**TASK TO CARRY OUT**
Go through the listing and set it down exactly, leaving out its pictures.

**SOURCE EXCERPT**
•••••
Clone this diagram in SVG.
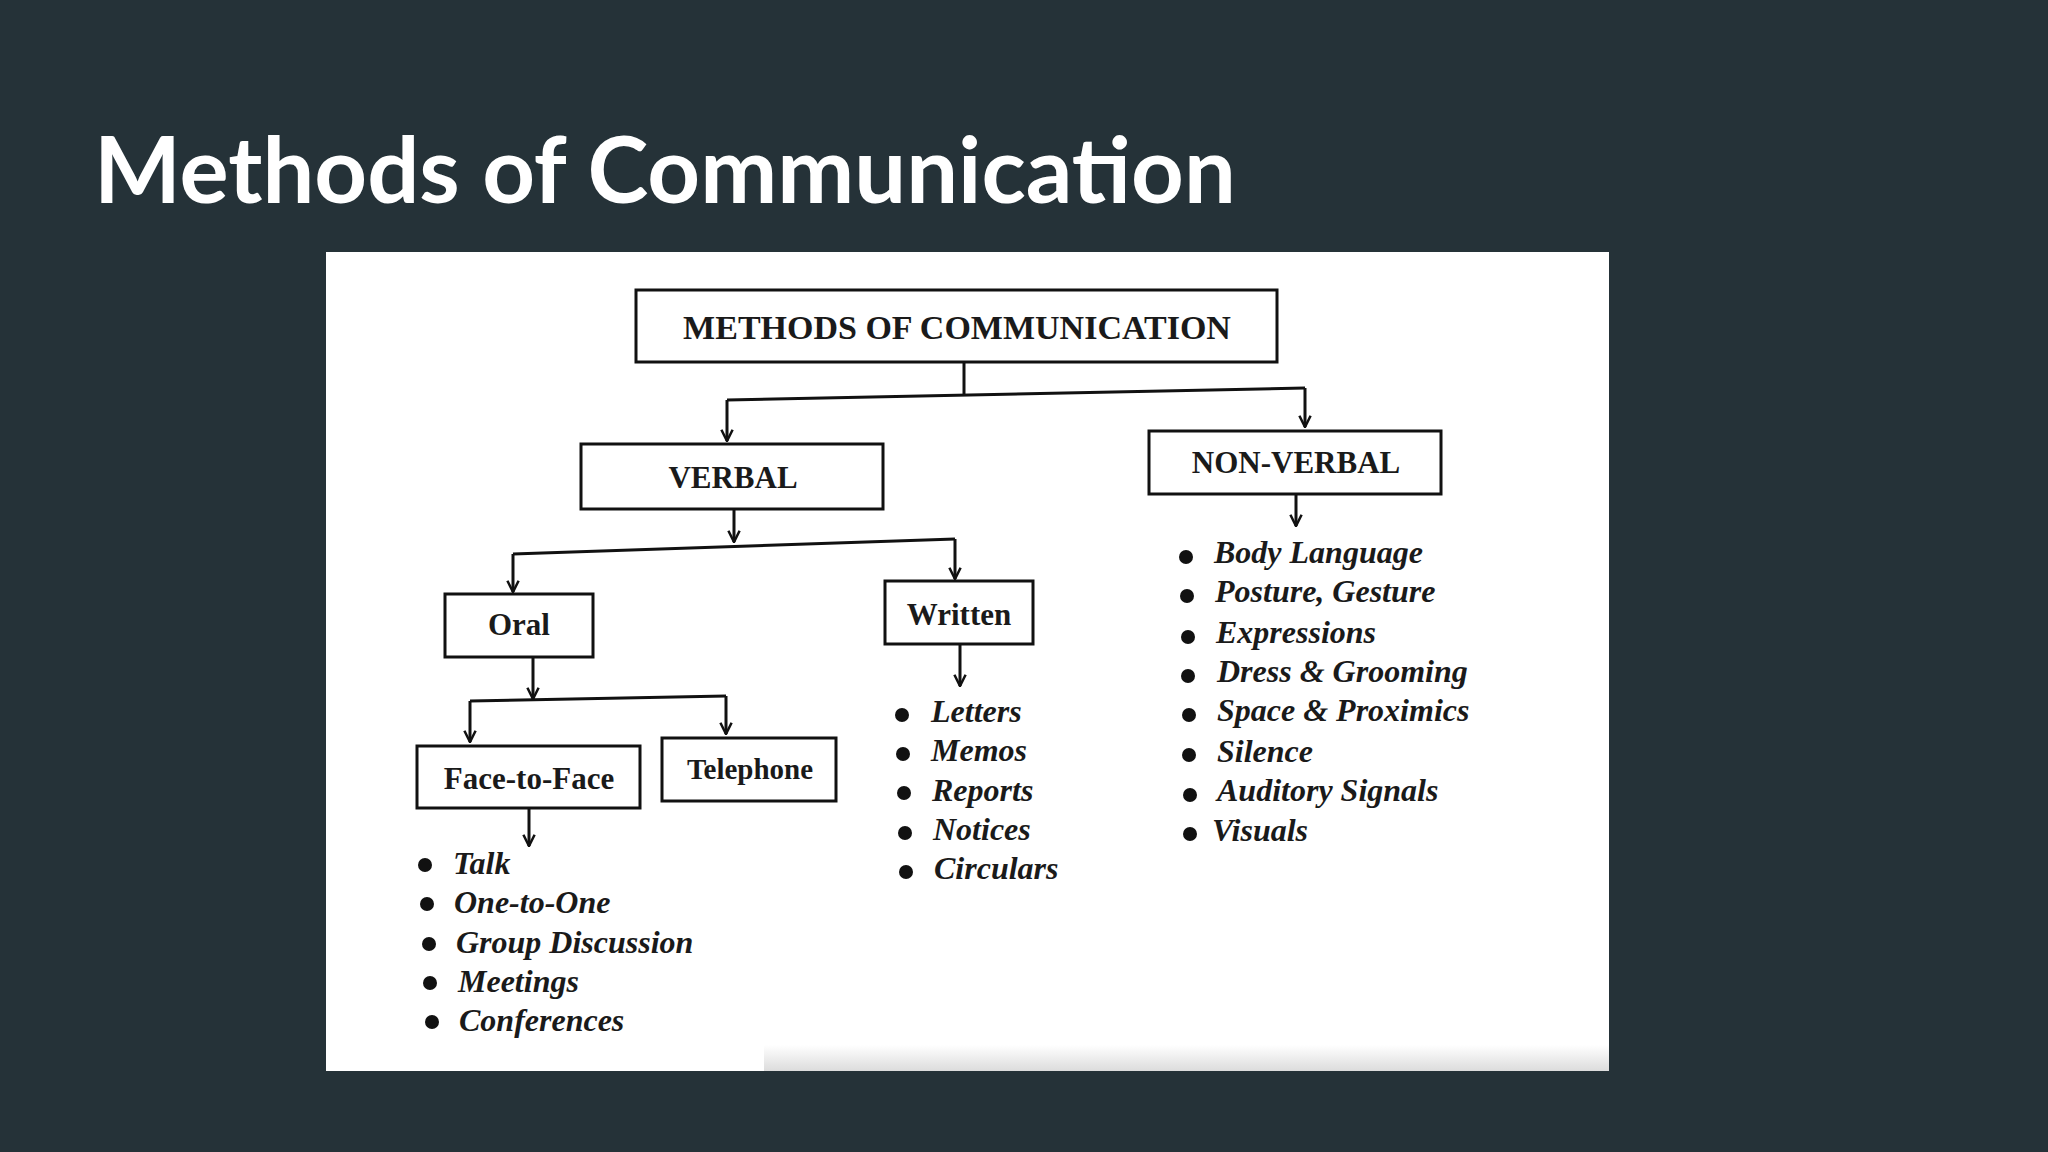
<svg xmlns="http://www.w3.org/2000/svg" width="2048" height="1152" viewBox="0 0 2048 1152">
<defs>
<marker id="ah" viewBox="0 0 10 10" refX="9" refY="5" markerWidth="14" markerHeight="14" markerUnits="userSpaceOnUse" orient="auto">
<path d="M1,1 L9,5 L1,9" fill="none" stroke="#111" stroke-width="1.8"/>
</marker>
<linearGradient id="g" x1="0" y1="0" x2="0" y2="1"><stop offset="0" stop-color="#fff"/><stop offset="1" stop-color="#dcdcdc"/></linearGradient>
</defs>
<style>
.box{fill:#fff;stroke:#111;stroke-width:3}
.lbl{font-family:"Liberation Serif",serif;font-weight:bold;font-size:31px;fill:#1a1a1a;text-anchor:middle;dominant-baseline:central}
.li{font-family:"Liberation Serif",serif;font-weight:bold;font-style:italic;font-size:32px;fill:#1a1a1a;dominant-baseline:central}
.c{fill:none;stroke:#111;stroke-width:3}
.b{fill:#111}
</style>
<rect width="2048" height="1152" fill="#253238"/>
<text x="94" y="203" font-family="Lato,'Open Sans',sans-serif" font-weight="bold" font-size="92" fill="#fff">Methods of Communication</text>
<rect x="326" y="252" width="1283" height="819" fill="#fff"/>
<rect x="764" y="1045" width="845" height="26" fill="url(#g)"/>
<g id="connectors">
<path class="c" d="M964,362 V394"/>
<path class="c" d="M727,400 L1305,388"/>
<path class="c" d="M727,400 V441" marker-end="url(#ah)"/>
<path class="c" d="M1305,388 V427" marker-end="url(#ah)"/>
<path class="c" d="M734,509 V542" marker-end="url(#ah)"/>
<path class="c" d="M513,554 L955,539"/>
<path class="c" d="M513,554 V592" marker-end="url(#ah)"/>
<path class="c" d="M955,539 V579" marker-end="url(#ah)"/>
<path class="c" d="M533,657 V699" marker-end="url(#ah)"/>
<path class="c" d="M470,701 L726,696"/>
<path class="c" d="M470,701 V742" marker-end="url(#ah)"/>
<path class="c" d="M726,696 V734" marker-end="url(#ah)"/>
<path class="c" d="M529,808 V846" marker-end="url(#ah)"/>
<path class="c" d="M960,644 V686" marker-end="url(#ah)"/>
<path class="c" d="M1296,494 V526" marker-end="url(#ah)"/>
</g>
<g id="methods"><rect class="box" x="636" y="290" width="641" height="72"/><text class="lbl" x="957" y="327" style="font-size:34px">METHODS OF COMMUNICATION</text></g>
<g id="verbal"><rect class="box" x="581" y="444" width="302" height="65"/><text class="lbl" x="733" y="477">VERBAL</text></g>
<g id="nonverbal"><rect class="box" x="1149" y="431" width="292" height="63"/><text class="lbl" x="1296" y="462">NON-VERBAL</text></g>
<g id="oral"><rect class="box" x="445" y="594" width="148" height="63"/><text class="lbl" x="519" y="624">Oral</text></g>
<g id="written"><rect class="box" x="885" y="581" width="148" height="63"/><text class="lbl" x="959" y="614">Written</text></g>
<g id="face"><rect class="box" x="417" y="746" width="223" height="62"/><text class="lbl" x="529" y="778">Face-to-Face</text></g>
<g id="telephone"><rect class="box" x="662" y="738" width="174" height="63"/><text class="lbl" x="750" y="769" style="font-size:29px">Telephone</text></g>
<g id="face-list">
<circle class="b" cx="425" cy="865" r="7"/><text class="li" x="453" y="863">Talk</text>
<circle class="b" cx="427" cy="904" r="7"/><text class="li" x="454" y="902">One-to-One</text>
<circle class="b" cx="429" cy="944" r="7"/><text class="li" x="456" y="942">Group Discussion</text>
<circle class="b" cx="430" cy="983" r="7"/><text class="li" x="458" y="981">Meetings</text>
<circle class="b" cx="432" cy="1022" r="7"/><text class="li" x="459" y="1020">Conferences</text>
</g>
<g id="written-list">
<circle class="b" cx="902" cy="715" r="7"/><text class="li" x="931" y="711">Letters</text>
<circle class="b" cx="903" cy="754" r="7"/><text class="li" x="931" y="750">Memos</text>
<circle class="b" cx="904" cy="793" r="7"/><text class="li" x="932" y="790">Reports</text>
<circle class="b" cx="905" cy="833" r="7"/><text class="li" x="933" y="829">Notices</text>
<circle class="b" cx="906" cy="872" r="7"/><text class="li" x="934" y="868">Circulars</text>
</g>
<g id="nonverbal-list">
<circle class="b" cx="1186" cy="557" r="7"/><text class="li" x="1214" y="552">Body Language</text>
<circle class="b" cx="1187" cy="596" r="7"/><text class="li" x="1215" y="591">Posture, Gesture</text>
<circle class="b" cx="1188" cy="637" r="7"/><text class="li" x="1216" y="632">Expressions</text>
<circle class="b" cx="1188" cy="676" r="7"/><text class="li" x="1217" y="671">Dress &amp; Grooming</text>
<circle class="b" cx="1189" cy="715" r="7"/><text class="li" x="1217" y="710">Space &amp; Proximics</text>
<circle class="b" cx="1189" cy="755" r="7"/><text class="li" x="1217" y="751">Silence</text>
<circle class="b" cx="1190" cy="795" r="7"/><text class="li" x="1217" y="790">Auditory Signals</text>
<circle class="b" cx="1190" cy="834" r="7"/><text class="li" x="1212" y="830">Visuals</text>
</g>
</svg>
•••••
**FULL RESPONSE**
Clone this diagram in SVG.
<svg xmlns="http://www.w3.org/2000/svg" width="2048" height="1152" viewBox="0 0 2048 1152">
<defs>
<marker id="ah" viewBox="0 0 10 10" refX="9" refY="5" markerWidth="14" markerHeight="14" markerUnits="userSpaceOnUse" orient="auto">
<path d="M1,1 L9,5 L1,9" fill="none" stroke="#111" stroke-width="1.8"/>
</marker>
<linearGradient id="g" x1="0" y1="0" x2="0" y2="1"><stop offset="0" stop-color="#fff"/><stop offset="1" stop-color="#dcdcdc"/></linearGradient>
</defs>
<style>
.box{fill:#fff;stroke:#111;stroke-width:3}
.lbl{font-family:"Liberation Serif",serif;font-weight:bold;font-size:31px;fill:#1a1a1a;text-anchor:middle;dominant-baseline:central}
.li{font-family:"Liberation Serif",serif;font-weight:bold;font-style:italic;font-size:32px;fill:#1a1a1a;dominant-baseline:central}
.c{fill:none;stroke:#111;stroke-width:3}
.b{fill:#111}
</style>
<rect width="2048" height="1152" fill="#253238"/>
<text x="94" y="203" font-family="Lato,'Open Sans',sans-serif" font-weight="bold" font-size="92" fill="#fff">Methods of Communication</text>
<rect x="326" y="252" width="1283" height="819" fill="#fff"/>
<rect x="764" y="1045" width="845" height="26" fill="url(#g)"/>
<g id="connectors">
<path class="c" d="M964,362 V394"/>
<path class="c" d="M727,400 L1305,388"/>
<path class="c" d="M727,400 V441" marker-end="url(#ah)"/>
<path class="c" d="M1305,388 V427" marker-end="url(#ah)"/>
<path class="c" d="M734,509 V542" marker-end="url(#ah)"/>
<path class="c" d="M513,554 L955,539"/>
<path class="c" d="M513,554 V592" marker-end="url(#ah)"/>
<path class="c" d="M955,539 V579" marker-end="url(#ah)"/>
<path class="c" d="M533,657 V699" marker-end="url(#ah)"/>
<path class="c" d="M470,701 L726,696"/>
<path class="c" d="M470,701 V742" marker-end="url(#ah)"/>
<path class="c" d="M726,696 V734" marker-end="url(#ah)"/>
<path class="c" d="M529,808 V846" marker-end="url(#ah)"/>
<path class="c" d="M960,644 V686" marker-end="url(#ah)"/>
<path class="c" d="M1296,494 V526" marker-end="url(#ah)"/>
</g>
<g id="methods"><rect class="box" x="636" y="290" width="641" height="72"/><text class="lbl" x="957" y="327" style="font-size:34px">METHODS OF COMMUNICATION</text></g>
<g id="verbal"><rect class="box" x="581" y="444" width="302" height="65"/><text class="lbl" x="733" y="477">VERBAL</text></g>
<g id="nonverbal"><rect class="box" x="1149" y="431" width="292" height="63"/><text class="lbl" x="1296" y="462">NON-VERBAL</text></g>
<g id="oral"><rect class="box" x="445" y="594" width="148" height="63"/><text class="lbl" x="519" y="624">Oral</text></g>
<g id="written"><rect class="box" x="885" y="581" width="148" height="63"/><text class="lbl" x="959" y="614">Written</text></g>
<g id="face"><rect class="box" x="417" y="746" width="223" height="62"/><text class="lbl" x="529" y="778">Face-to-Face</text></g>
<g id="telephone"><rect class="box" x="662" y="738" width="174" height="63"/><text class="lbl" x="750" y="769" style="font-size:29px">Telephone</text></g>
<g id="face-list">
<circle class="b" cx="425" cy="865" r="7"/><text class="li" x="453" y="863">Talk</text>
<circle class="b" cx="427" cy="904" r="7"/><text class="li" x="454" y="902">One-to-One</text>
<circle class="b" cx="429" cy="944" r="7"/><text class="li" x="456" y="942">Group Discussion</text>
<circle class="b" cx="430" cy="983" r="7"/><text class="li" x="458" y="981">Meetings</text>
<circle class="b" cx="432" cy="1022" r="7"/><text class="li" x="459" y="1020">Conferences</text>
</g>
<g id="written-list">
<circle class="b" cx="902" cy="715" r="7"/><text class="li" x="931" y="711">Letters</text>
<circle class="b" cx="903" cy="754" r="7"/><text class="li" x="931" y="750">Memos</text>
<circle class="b" cx="904" cy="793" r="7"/><text class="li" x="932" y="790">Reports</text>
<circle class="b" cx="905" cy="833" r="7"/><text class="li" x="933" y="829">Notices</text>
<circle class="b" cx="906" cy="872" r="7"/><text class="li" x="934" y="868">Circulars</text>
</g>
<g id="nonverbal-list">
<circle class="b" cx="1186" cy="557" r="7"/><text class="li" x="1214" y="552">Body Language</text>
<circle class="b" cx="1187" cy="596" r="7"/><text class="li" x="1215" y="591">Posture, Gesture</text>
<circle class="b" cx="1188" cy="637" r="7"/><text class="li" x="1216" y="632">Expressions</text>
<circle class="b" cx="1188" cy="676" r="7"/><text class="li" x="1217" y="671">Dress &amp; Grooming</text>
<circle class="b" cx="1189" cy="715" r="7"/><text class="li" x="1217" y="710">Space &amp; Proximics</text>
<circle class="b" cx="1189" cy="755" r="7"/><text class="li" x="1217" y="751">Silence</text>
<circle class="b" cx="1190" cy="795" r="7"/><text class="li" x="1217" y="790">Auditory Signals</text>
<circle class="b" cx="1190" cy="834" r="7"/><text class="li" x="1212" y="830">Visuals</text>
</g>
</svg>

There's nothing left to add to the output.